Peter Dornauf – 26 November, 2011
Gordon Walters of course was one of the first to take Maori motifs and the western European abstract tradition and fuse them together into a new amalgam. That audacious move has seen the birth of many wonderful marriages since of the old and new from Maori artists themselves, some pushing yet further the composite construction into fertile imaginative couplings.
Hamilton
Group show
KORU TUPUTUPU: Redefining Kowhaiwhai
Curated by Karl Chitham
5 November - 18 December 2011
As with all contemporary Maori art that aspires to be modern but has as its springboard traditional Maori motifs, the trick is in the translation, how well those older elements are transcribed into a modern idiom.

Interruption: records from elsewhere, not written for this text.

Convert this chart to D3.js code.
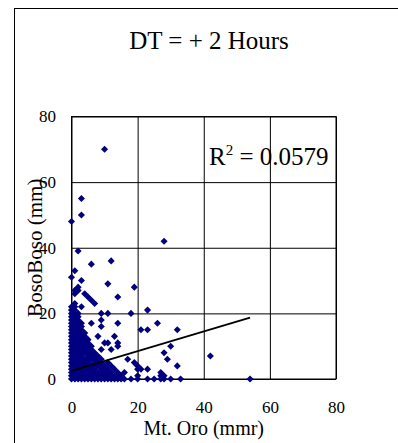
<!DOCTYPE html>
<html>
<head>
<meta charset="utf-8">
<script src="https://cdn.jsdelivr.net/npm/d3@7/dist/d3.min.js"></script>
<style>
  body { margin: 0; background: #fff; }
  svg text { font-family: "Liberation Serif", "Times New Roman", serif; fill: #000; }
</style>
</head>
<body>
<svg id="chart" width="398" height="443"></svg>
<script>
// axis ticks, both axes 0..80
const xTicks = [0, 20, 40, 60, 80];
const yTicks = [0, 20, 40, 60, 80];

// rows of the scatter: [BosoBoso mm, [Mt. Oro values at that BosoBoso value]]
const bosoRows = [
  [0,  [0,1,2,3,4,5,6,7,8,9,10,11,12,13,14,15,16,18,20,23,25,27,28,30,33,54]],
  [1,  [0,1,2,3,4,5,6,7,8,9,10,11,12,13,14,15,20,27,28]],
  [2,  [0,1,2,3,4,5,6,7,8,9,10,11,12,14,16,27]],
  [3,  [0,1,2,3,4,5,6,7,9,10,11,13,20,21,23]],
  [4,  [0,1,2,3,4,5,6,7,8,9,10,12,20,32]],
  [5,  [0,1,2,3,4,5,7,8,9,11,19]],
  [6,  [0,1,2,3,4,5,6,7,8,9,17,29]],
  [7,  [0,1,2,3,5,6,7,8,42]],
  [8,  [0,1,2,3,4,5,6,7,28]],
  [9,  [0,1,2,3,4,5,6,9,12]],
  [10, [0,1,2,3,4,5,6,14,30]],
  [11, [0,1,2,3,4,5,10,11,14]],
  [12, [0,1,2,3,4,5]],
  [13, [0,1,2,3,4,8,13]],
  [14, [0,1,2,3,4]],
  [15, [0,1,2,3,21,23,32]],
  [16, [0,1,2,3,9]],
  [17, [0,1,2,3,6,14,26]],
  [18, [0,1,2,9]],
  [19, [0,1,2]],
  [20, [0,1,2,9,11,18]],
  [21, [0,1,23]],
  [22, [0,1,3]],
  [23, [1,7]],
  [24, [6]],
  [25, [5,14]],
  [26, [1,4]],
  [27, [1,2]],
  [28, [2,19]],
  [29, [11]],
  [30, [3]],
  [31, [0]],
  [33, [1]],
  [35, [6]],
  [36, [12]],
  [39, [2]],
  [42, [28]],
  [48, [0]],
  [50, [3]],
  [55, [3]],
  [70, [10]]
];

// linear trend line end points
const trendOro = [0, 54];
const trendBoso = [2.5, 18.7];

const points = bosoRows.flatMap(([boso, oros]) => oros.map(oro => ({ oro, boso })));

const serif = '"Liberation Serif", "Times New Roman", serif';
const svg = d3.select('#chart');

const x = d3.scaleLinear().domain([0, 80]).range([71.5, 336]);
const y = d3.scaleLinear().domain([0, 80]).range([379, 116.5]);
const plotW = x(80) - x(0);
const plotH = y(0) - y(80);

// outer chart border (runs off the right and bottom)
svg.append('rect')
  .attr('x', 14.5).attr('y', 8.5)
  .attr('width', 420).attr('height', 460)
  .attr('fill', 'none').attr('stroke', '#000');

const xAxis = d3.axisBottom(x).tickValues(xTicks).tickSize(-plotH).tickPadding(22);
const yAxis = d3.axisLeft(y).tickValues(yTicks).tickSize(-plotW).tickPadding(15.5);

const gx = svg.append('g').attr('transform', `translate(0,${y(0)})`).call(xAxis);
const gy = svg.append('g').attr('transform', `translate(${x(0)},0)`).call(yAxis);

[gx, gy].forEach(g => {
  g.attr('font-family', serif).attr('font-size', 17);
  g.select('.domain').remove();
  g.selectAll('.tick line').attr('stroke', '#000');
  g.selectAll('.tick text').attr('fill', '#000');
});

svg.append('rect')
  .attr('x', x(0)).attr('y', y(80))
  .attr('width', plotW).attr('height', plotH)
  .attr('fill', 'none').attr('stroke', '#000');

const diamond = d3.symbol(d3.symbolSquare).size(25);

svg.append('g')
  .selectAll('path')
  .data(points)
  .join('path')
  .attr('d', diamond)
  .attr('transform', d => `translate(${x(d.oro)},${y(d.boso)}) rotate(45)`)
  .attr('fill', '#000080');

svg.append('line')
  .attr('x1', x(trendOro[0])).attr('y1', y(trendBoso[0]))
  .attr('x2', x(trendOro[1])).attr('y2', y(trendBoso[1]))
  .attr('stroke', '#000').attr('stroke-width', 1.8);

svg.append('text')
  .attr('x', 209).attr('y', 49)
  .attr('text-anchor', 'middle')
  .attr('font-family', serif)
  .attr('font-size', 25)
  .text('DT = + 2 Hours');

const r2 = svg.append('text')
  .attr('x', 209).attr('y', 164.5)
  .attr('font-family', serif)
  .attr('font-size', 25);
r2.append('tspan').text('R');
r2.append('tspan').attr('dy', -10).attr('font-size', 15).text('2');
r2.append('tspan').attr('dy', 10).text(' = 0.0579');

svg.append('text')
  .attr('x', x(40)).attr('y', 435)
  .attr('text-anchor', 'middle')
  .attr('font-family', serif)
  .attr('font-size', 20)
  .text('Mt. Oro (mmr)');

svg.append('text')
  .attr('transform', `translate(42,${(y(0) + y(80)) / 2}) rotate(-90)`)
  .attr('text-anchor', 'middle')
  .attr('font-family', serif)
  .attr('font-size', 21)
  .text('BosoBoso (mm)');
</script>
</body>
</html>
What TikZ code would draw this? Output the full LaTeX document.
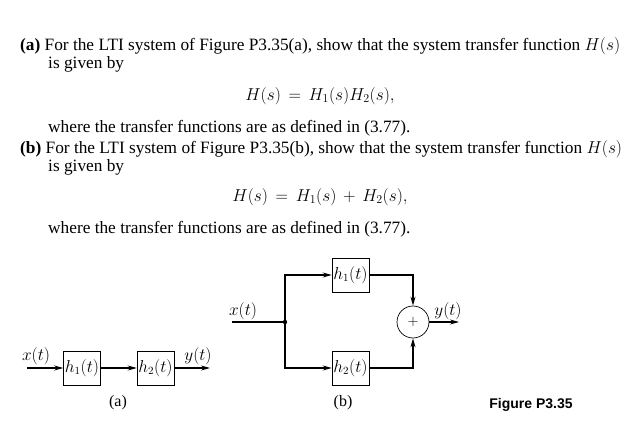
\documentclass[tikz,border=0pt]{standalone}
\usepackage{fontspec}
\setmainfont{Liberation Serif}
\newfontfamily\sansf{Liberation Sans}
\usetikzlibrary{arrows.meta}
\begin{document}
\begin{tikzpicture}[x=1pt,y=-1pt,
  txt/.style={anchor=west,inner sep=0pt,font=\fontsize{17.3}{19}\selectfont},
  blk/.style={draw,minimum width=37pt,minimum height=34pt,inner sep=0pt,line width=0.6pt,font=\fontsize{16}{18}\selectfont},
  lab/.style={inner sep=0pt,font=\fontsize{16}{18}\selectfont},
  sig/.style={line width=1.1pt,-{Stealth[length=9pt,width=5pt]}},
  ln/.style={line width=1.1pt}]
\useasboundingbox (0,0) rectangle (641,428);
\node[txt] (l1) at (20,46) {\textbf{(a)} For the LTI system of Figure P3.35(a), show that the system transfer function $H(s)$};
\node[txt] (l2) at (48,64) {is given by};
\node[txt,anchor=center] (e1) at (320,96) {$H(s)\,=\,H_1(s)H_2(s),$};
\node[txt] (l3) at (48,128) {where the transfer functions are as defined in (3.77).};
\node[txt] (l4) at (20,149) {\textbf{(b)} For the LTI system of Figure P3.35(b), show that the system transfer function $H(s)$};
\node[txt] (l5) at (48,167) {is given by};
\node[txt,anchor=center] (e2) at (320,197) {$H(s)\,=\,H_1(s)\,+\,H_2(s),$};
\node[txt] (l6) at (48,229) {where the transfer functions are as defined in (3.77).};
% (a)
\coordinate (ain) at (27,368);
\node[blk] (a1) at (82,368) {$h_1(t)$};
\node[blk] (a2) at (155.5,368) {$h_2(t)$};
\coordinate (aout) at (210,368);
\draw[sig] (ain) -- (a1);
\draw[sig] (a1) -- (a2);
\draw[sig] (a2) -- (aout);
\node[lab] (ax) at (36,356) {$x(t)$};
\node[lab] (ay) at (198,356) {$y(t)$};
\node[lab] (ca) at (118,403) {(a)};
% (b)
\coordinate (bin) at (232,322);
\coordinate (j) at (285,322);
\fill (j) circle (2.2pt);
\node[blk] (b1) at (350.5,275) {$h_1(t)$};
\node[blk] (b2) at (350.5,368) {$h_2(t)$};
\node[draw,circle,minimum size=32pt,inner sep=0pt,line width=0.7pt,font=\fontsize{14}{16}\selectfont] (s) at (413,322) {$+$};
\coordinate (bout) at (459,322);
\draw[ln] (bin) -- (j);
\draw[sig] (j) |- (b1);
\draw[sig] (j) |- (b2);
\draw[sig] (b1) -| (s);
\draw[sig] (b2) -| (s);
\draw[sig] (s) -- (bout);
\node[lab] (bx) at (243,311) {$x(t)$};
\node[lab] (by) at (448,311) {$y(t)$};
\node[lab] (cb) at (343,403) {(b)};
\node[inner sep=0pt,font=\sansf\bfseries\fontsize{14}{16}\selectfont] (fig) at (531,405) {Figure P3.35};
\end{tikzpicture}
\end{document}
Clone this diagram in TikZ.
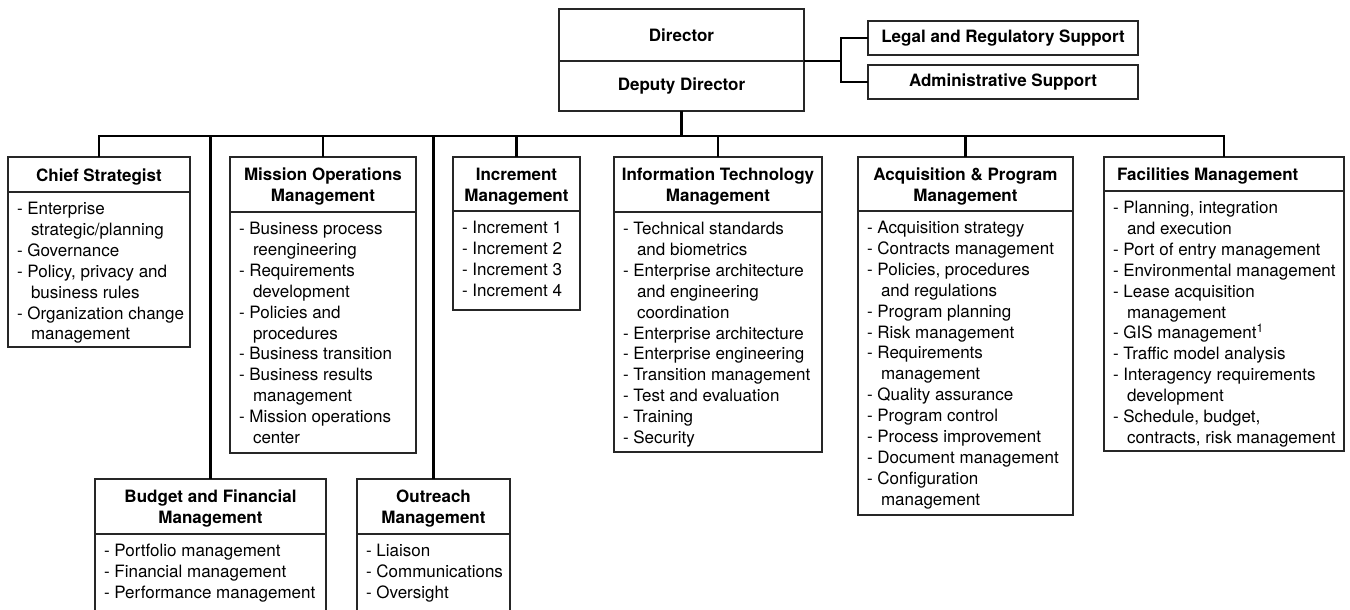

What one tends to find in older Maori artists is a reluctance to stray too far from the source, and thus the work ends with what simply becomes a kind of cosmetic makeover of ancestral forms. Prime examples of this approach include the work of Sandy Adsett, Buck Nin, Paratene Matchitt, Mike Crawford and James Ormsby. Koru and kowhaiwhai patterns abound, albeit in slightly novel ways, but the remodelling is often not more than a facelift involving new colours and a slight reconstruction of forms; a reverential approach, the results of which sometimes reach no further than well worked seventh form folio pieces, decorative and pleasant but little else.
A younger generation of Maori artists have been bolder, more adventurous, seeking to go beyond the fixed and customary configurations, to try the neoteric, to renovate at a more experimental level.
Pre-eminent among those in this exhibition, is Shane Cotton. Since 1993, he, along with fellow compatriots, Peter Robinson and Michael Parekowhai, has done more to reinvent and overhaul contemporary Maori art than any other. His constant innovation is all the more striking given the singularity of his focus, that is, the limited range of his subject matter; reworking the same old postcolonial concerns over and over. It has seen him evolve, generate and ingeniously reconceive his forms over almost two decades so that each new series comes out fresh and invigorated. The work on show; Smashed Myth (Half-Cast #15) 2011, a unique screen print and paint piece, presents a more strident and aggressive tone than is normally the case with his former works, recalling the early work of Peter Robinson.
Others in the show that move beyond surface retouching, morphing their models beyond duplication, are Gina Matchitt, Peata Larkin, Saffron Te Ratana, John Walsh and Kura te Waru Rewiri. The most original and ground-breaking of the above group, is Gina Matchitt’s Patikitiki 1 & 11, 2010 with her use of found objects in the Dadaist mould; computer keys, black and white, arranged to create the distinctive kowhaiwhai pattern. The links with language, technology, clash of race and culture are cleverly articulated with a minimalist of means.
Another who borrows from European historical art sources is Emily Karaka. Her Folds-wai 30, 1995, co-opts the expressionist school - for example, Philip Clairmont and others - with varying degrees of success. It has a somewhat dated look, the more-is-more approach not always the best recipe to articulate her subject, this being the historical Maori figure, Rua Kenana. He is also examined by Dion Hitchens and Donn Ratana, the latter doing something that echoes Pat Hanly. Reuben Paterson’s Naturist, 2005, a glitterdust screenprint that is a kaleidoscopic op art creation, moves to the outer edge of that link with Maori design and ornamentation, while Saffronn Te Ratana uses pure abstract patterns, as does Peata Larkin.
Gordon Walters of course was one of the first to take Maori motifs and the western European abstract tradition and fuse them together into a new amalgam, back in the sixties. That audacious move (controversial in some quarters - and probably explaining his exclusion here) has seen the birth of many wonderful marriages since of the old and new from Maori artists themselves, some - and exhibited in this show - pushing yet further the composite construction into fertile imaginative couplings.
One Pakeha artist is included in the show, Robert Ellis, a work on paper from 1963. It references his focus on urban cityscapes and his quintessential birds-eye view, with a hint of archaeological/historic deposits.
This exhibition, drawn from the Waikato University collection, is a small snapshot that explores the definition of what Maori art is and can be. The interplay between Maori and European styles, at their best, at their most creative, can produce hybrids and skilful ‘half-casts’ that speak tellingly to all here in the South Pacific.